Die Gutachter empfehlen u.a., dass

  • Deutschland sich aktiv in der internationalen Regelsetzung und Normung einsetzen sollte;
  • Ausbildungs- und Studiengänge mit dem Schwerpunkt AMS ausgebaut und entwickelt werden sollten;
  • auf europäischer Ebene Genehmigungsverfahren vereinheitlicht werden sollten; und
  • Synergien mit anderen Branchen gesucht und bei der Entwicklung von AMS gezielt genutzt werden sollten.

Um das finanzielle Risiko bei einer neuen Technologieentwicklung zu reduzieren, wird zudem die Einrichtung einer auf AMS fokussierten Fördermaßnahme empfohlen.

Zusammenfassung und Ausblick
Der Einsatz von AMS wird in den nächsten Jahren eine zunehmend wichtige Rolle einnehmen. Die Stärkung und der Aufbau eines Marktes für AMS in Deutschland ist von entscheidender Rolle, um im internationalen Technologiewettlauf nicht den Anschluss zu verlieren. Die Marktumfrage hat ergeben, dass für eine kommerzielle Nutzung von AMS v.a. ein gesicherter gesetzlicher Rahmen notwendig ist. Nur wenn ein innovatives Regelwerk entwickelt wird, können die Unsicherheiten des Marktes reduziert werden. Aber nicht nur externe Herausforderungen beeinflussen die breite kommerzielle Nutzung von AMS. Ebenso interne Faktoren wie Investitionsrisiken und Fachkräftemangel stellen Markteintrittsbarrieren dar, die abgebaut werden müssen.

Das Deutsche Maritime Zentrum möchte in Zukunft die Entwicklung eines möglichen rechtlichen Rahmens für AMS begleiten und dabei als Bindeglied zwischen Wirtschaft, Wissenschaft und Administration fungieren.

[1] Anhand von Technologiereifegraden (Technology Readiness Level) wird der Entwicklungsstand eines technischen Produktes beschrieben.

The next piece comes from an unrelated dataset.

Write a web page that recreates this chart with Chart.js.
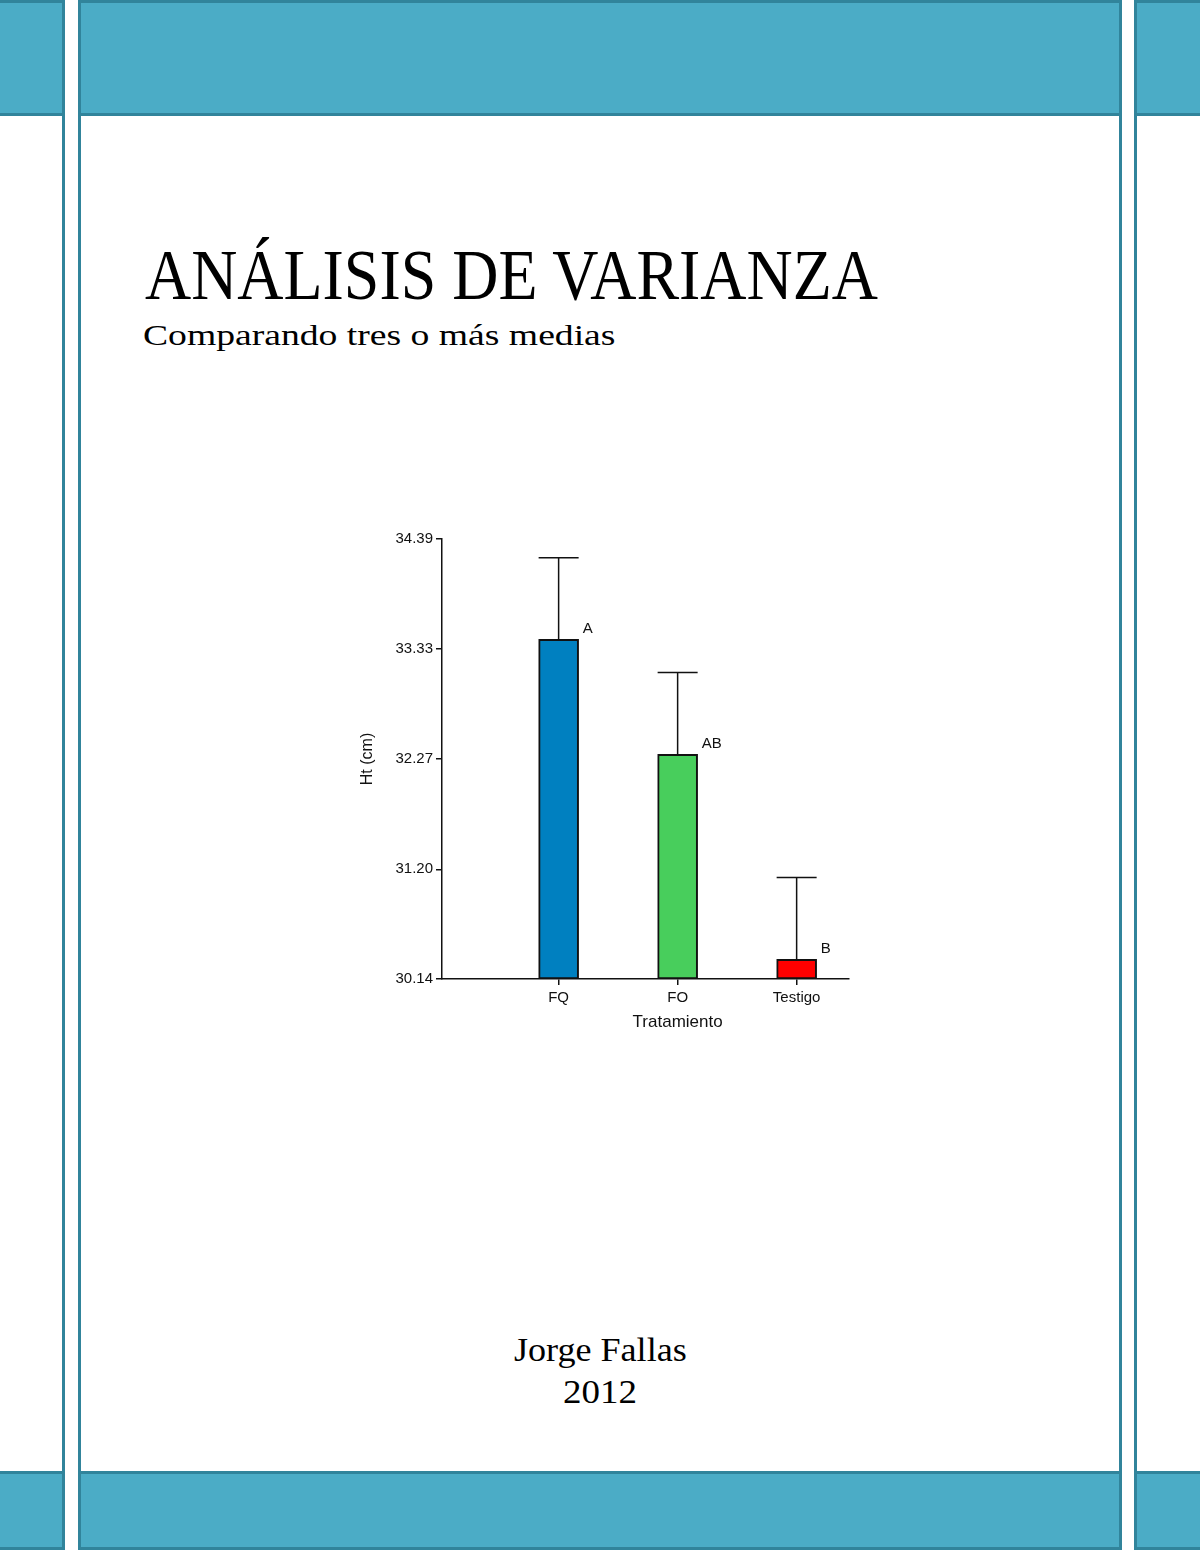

Mit einer Skala von 1 bis 9 werden die verschiedenen Entwicklungsstadien einer Technologie beschrieben. „TLR 7“ bedeutet, dass ein System-Prototyp bereits im realen Einsatz getestet wird; [2] Aktive Akteure stellen AMS her, wenden diese an, evaluieren und testen die Einsatzmöglichkeiten oder liefern Bauteile, die den Einsatz von AMS ermöglichen.